KUNEY v. UNITED STATES

United States Court of Appeals, Ninth Circuit (1975)

Facts

Issue

Holding — Merrill, J.

Rule

Reasoning

Deep Dive: How the Court Reached Its Decision

Court's Evaluation of Control

The court evaluated whether the grantors, Kuney, Sr. and Kuney, Jr., retained control over the partnership interests to such an extent that the income received by the trusts should be taxed to them. The Internal Revenue Service (IRS) argued that the trustees' actions demonstrated a subordination of the beneficiaries' interests to those of the grantors. However, the court emphasized that the determination of control must consider the actual behavior of the trustees rather than just the terms of the trust instrument. It noted that previous cases had established the necessity of examining the conduct of the trustees in relation to their fiduciary duties, particularly when the grantor also served as trustee. The court found that the evidence did not support the conclusion that the trustees failed to act in the best interests of the beneficiaries, thereby negating the IRS's main argument regarding control.

Reasonableness of Compensation

The court addressed the issue of compensation taken by the Kuneys, which was fixed at $5,000 each and derived from partnership capital gains as agreed upon by the partnership. The IRS contended that this arrangement constituted a tax benefit to the grantors that should have instead been allocated to the partnership. However, the court reasoned that appropriate compensation is necessary for managing partners and that the amount taken appeared reasonable given the large capital gains and rental income generated by the partnership. It highlighted that the compensation represented a significant decrease from previous salaries of $25,000 each, indicating that the arrangement was not unduly beneficial to the trustees. The court concluded that the trusts could not be said to have suffered harm based solely on the manner of compensation, as the benefits conferred did not constitute undue compensation.

Rental Arrangements Analysis

The court considered the rental rates charged by the partnership to a family-controlled corporation for equipment leased to it, which were calculated based on depreciation deductions. The IRS criticized a reduction in rental and the method of calculating it, arguing that it resulted in a lower income for the partnership and favored the grantors. Nevertheless, the court found no evidence that the rental was set at an unduly low rate or that the arrangement was disadvantageous to the partnership. It stated that aligning rental rates with depreciation deductions could be considered a reasonable business practice, particularly when the lessee was responsible for all ownership costs. The court also determined that the reduction in rental rates did not inherently indicate self-serving behavior by the trustees, as it was made in response to concerns raised by minority shareholders of the lessee corporation. Overall, the court maintained that the rental arrangements were appropriate and did not harm the trusts.

IRS's Generalizations and Evidence

The court rejected the IRS's broader claims that the Kuneys sought to minimize partnership income to reduce their individual tax liabilities while maximizing corporate holdings.
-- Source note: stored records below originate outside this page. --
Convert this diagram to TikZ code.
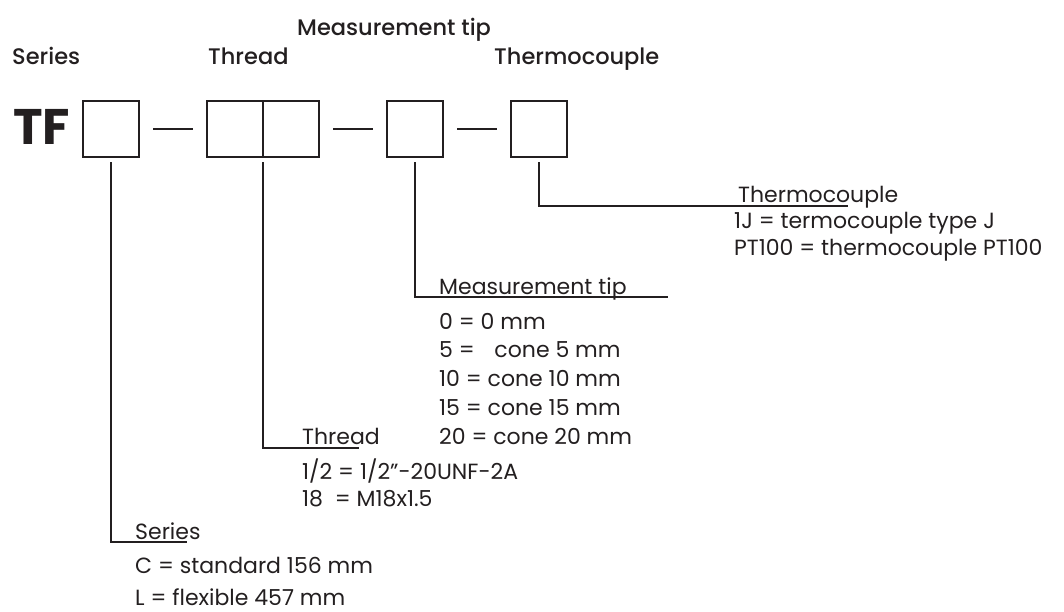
\documentclass[tikz,border=0pt]{standalone}
\usepackage{fontspec}
\setmainfont{Poppins}
\newfontfamily\headfont{Poppins Medium}
\usetikzlibrary{positioning}
\definecolor{ink}{RGB}{35,31,32}

\begin{document}
\begin{tikzpicture}[
  x=1pt,y=-1pt,
  slot/.style={draw=ink,line width=2pt,minimum width=56pt,minimum height=56pt,inner sep=0pt,outer sep=0pt},
  hyphen/.style={draw=ink,line width=2pt},
  lead/.style={draw=ink,line width=1.6pt},
  head/.style={anchor=base west,inner sep=0pt,text=ink,font=\headfont\fontsize{22.5}{26}\selectfont},
  entry/.style={anchor=base west,inner sep=0pt,text=ink,font=\fontsize{22}{26}\selectfont},
  code/.style={anchor=base west,inner sep=0pt,text=ink,font=\bfseries\fontsize{50}{50}\selectfont}
]
  \useasboundingbox (0,0) rectangle (1064,612);
  % headings
  \node[head] (hser) at (12,65) {Series};
  \node[head] (hthr) at (208,65) {Thread};
  \node[head] (htip) at (297,36) {Measurement tip};
  \node[head] (htc) at (494,65) {Thermocouple};
  % code boxes
  \node[code] (tf) at (13,145) {TF};
  \node[slot] (b1) at (111,129.5) {};
  \node[slot,right=68pt of b1] (b2a) {};
  \node[slot,right=0pt of b2a] (b2b) {};
  \node[slot,right=68pt of b2b] (b4) {};
  \node[slot,right=68pt of b4] (b5) {};
  \draw[hyphen] ([xshift=14pt]b1.east) -- ([xshift=-14pt]b2a.west);
  \draw[hyphen] ([xshift=14pt]b2b.east) -- ([xshift=-14pt]b4.west);
  \draw[hyphen] ([xshift=14pt]b4.east) -- ([xshift=-14pt]b5.west);
  % leader ends
  \coordinate (serend) at (187,542);
  \coordinate (thrend) at (359,448);
  \coordinate (tipend) at (668,297);
  \coordinate (tcend) at (848,206);
  \draw[lead] ([yshift=-5pt]b1.south) |- (serend);
  \draw[lead] ([yshift=-5pt]b2a.south east) |- (thrend);
  \draw[lead] ([yshift=-5pt]b4.south) |- (tipend);
  \draw[lead] ([yshift=-5pt]b5.south) |- (tcend);
  % thermocouple
  \node[entry] (tc) at (738,203) {Thermocouple};
  \node[entry] (tc1) at (734,229) {1J = termocouple type J};
  \node[entry] (tc2) at (734,255) {PT100 = thermocouple PT100};
  % measurement tip
  \node[entry] (tip) at (439,294) {Measurement tip};
  \node[entry] (tip0) at (439,329) {0 = 0 mm};
  \node[entry] (tip5) at (439,357) {5 = \phantom{0}cone 5 mm};
  \node[entry] (tip10) at (439,386) {10 = cone 10 mm};
  \node[entry] (tip15) at (439,415) {15 = cone 15 mm};
  \node[entry] (tip20) at (439,444) {20 = cone 20 mm};
  % thread
  \node[entry] (thr) at (302,444) {Thread};
  \node[entry] (thr1) at (302,479) {1/2 = 1/2”-20UNF-2A};
  \node[entry] (thr2) at (302,506) {18\ \ = M18x1.5};
  % series
  \node[entry] (ser) at (135,539) {Series};
  \node[entry] (serc) at (135,573) {C = standard 156 mm};
  \node[entry] (serl) at (135,605) {L = flexible 457 mm};
\end{tikzpicture}
\end{document}
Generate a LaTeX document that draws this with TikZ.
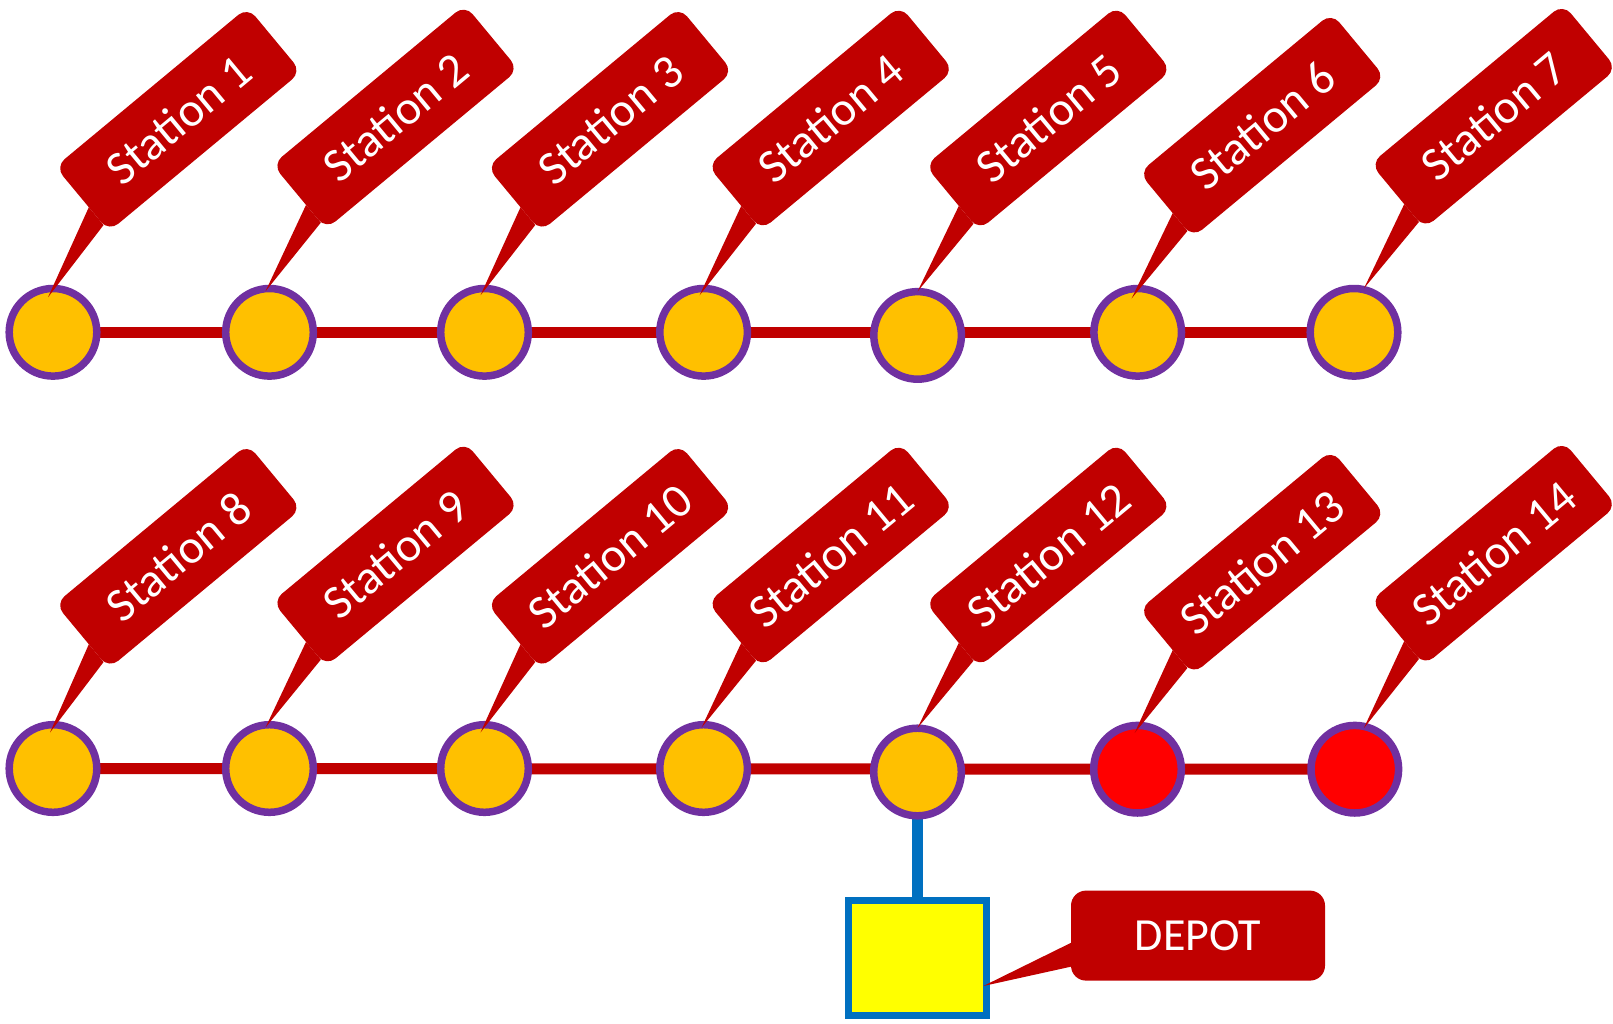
\documentclass[tikz,border=0pt]{standalone}
\usepackage{fontspec}
\setmainfont{Carlito}
\usetikzlibrary{calc,backgrounds}

\definecolor{calloutred}{HTML}{C00000}
\definecolor{ringpurple}{HTML}{7030A0}
\definecolor{stationamber}{HTML}{FFC000}
\definecolor{alertred}{HTML}{FF0000}
\definecolor{depotblue}{HTML}{0070C0}
\definecolor{depotyellow}{HTML}{FFFF00}

\begin{document}
\begin{tikzpicture}[x=1pt,y=1pt,
  station/.style={circle, draw=ringpurple, fill=stationamber, line width=7.5pt,
    minimum size=87.6pt, inner sep=0pt, outer sep=0pt},
  alert/.style={station, fill=alertred},
  labelbox/.style={fill=calloutred, text=white, inner sep=0pt, outer sep=0pt},
  callout/.style={labelbox, rotate=39.7, rounded corners=12pt,
    minimum width=250pt, minimum height=84pt, font=\fontsize{48}{56}\selectfont},
  depotlabel/.style={labelbox, rounded corners=15pt,
    minimum width=254pt, minimum height=90pt, font=\fontsize{46}{54}\selectfont},
  tail/.style={fill=calloutred},
  railway/.style={draw=calloutred, line width=11pt},
  spur/.style={draw=depotblue, line width=11pt},
  depotbox/.style={rectangle, draw=depotblue, fill=depotyellow, line width=7.3pt,
    minimum width=137.6pt, minimum height=115pt, inner sep=0pt, outer sep=0pt}
]
\useasboundingbox (0,0) rectangle (1613,-1023);

% stations of both lines
\foreach \i/\kind/\x/\y in {
  1/station/53/332.3, 2/station/269.5/332.3, 3/station/484.5/332.3,
  4/station/703.6/332.3, 5/station/917.6/335.4, 6/station/1137.7/332.3,
  7/station/1354/332.3,
  8/station/53/768.5, 9/station/269.5/768.5, 10/station/484.5/768.5,
  11/station/703.6/768.5, 12/station/917.5/772, 13/alert/1137.5/769.2,
  14/alert/1354.8/769.2}
  \node[\kind] (st\i) at (\x,-\y) {};

% depot
\node[depotbox] (depotsq) at (917.5,-958) {};

% track and spur behind the stations
\begin{scope}[on background layer]
  \draw[railway] (st1.center) -- (st7.center);
  \draw[railway] (st8.center) -- (st14.center);
  \draw[spur] (st12.center) -- (depotsq.center);
\end{scope}

% station callouts
\foreach \i/\lx/\ly/\tx/\ty in {
  1/178.3/119.3/-5/35, 2/395.5/117/-4/41, 3/610/119.3/-4/37,
  4/830.7/118/-4/37, 5/1048.3/118/0/44, 6/1262.2/125.2/-6/34,
  7/1493.7/116.2/10/44,
  8/178.3/556.3/-3/36, 9/395.5/554/-4/41, 10/610/556.3/-4/36,
  11/830.7/555/-2/41, 12/1048.3/555/0/44, 13/1262.2/562.2/-3/36,
  14/1493.7/553.2/9/41}
{
  \node[callout] (lab\i) at (\lx,-\ly) {Station \i};
  \coordinate (tip\i) at ($(st\i.center)+(\tx,\ty)$);
  \fill[tail] ($(lab\i.west)!0.25!(lab\i.south west)$)
    -- ($(lab\i.west)!0.8!(lab\i.south west)$) -- (tip\i) -- cycle;
}

% depot callout
\node[depotlabel] (depotlab) at (1198,-935.6) {DEPOT};
\coordinate (depottip) at ($(depotsq.east)+(-3,-28)$);
\fill[tail] ($(depotlab.west)!0.16!(depotlab.south west)$)
  -- ($(depotlab.west)!0.69!(depotlab.south west)$) -- (depottip) -- cycle;
\end{tikzpicture}
\end{document}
It noted that the IRS failed to provide specific evidence to support these generalizations. In contrast, the court highlighted testimony from Kuney, Jr., which demonstrated substantial growth in both the trust and corporate investments over the years in question. The court observed that the original trust investment had significantly increased, suggesting that the trustees managed the partnership in a manner conducive to the beneficiaries' financial interests. Additionally, it remarked that legislative measures like Section 1245 of the Internal Revenue Code, aimed at curbing manipulation of tax obligations, were not applicable to the years being reviewed. Ultimately, the court found that the IRS's claims lacked merit, reinforcing its conclusion in favor of the Kuneys.

Conclusion of the Court

In summary, the court determined that the evidence presented did not substantiate the IRS's assertions that the Kuneys had subordinated the interests of the trust beneficiaries to their own. It found that the conduct of the trustees did not reflect a failure to fulfill their fiduciary duties, as the compensation arrangements and rental practices were reasonable and did not harm the trusts. The court reversed the district court's decision, asserting that the income received by the trusts should not be taxed to the grantors. By emphasizing the importance of actual trustee behavior in assessing control, the court clarified the standard for recognizing partnership interests in the context of family trusts under tax law. This ruling underscored the necessity for clear evidence of wrongdoing before imposing tax liabilities on grantors in similar situations.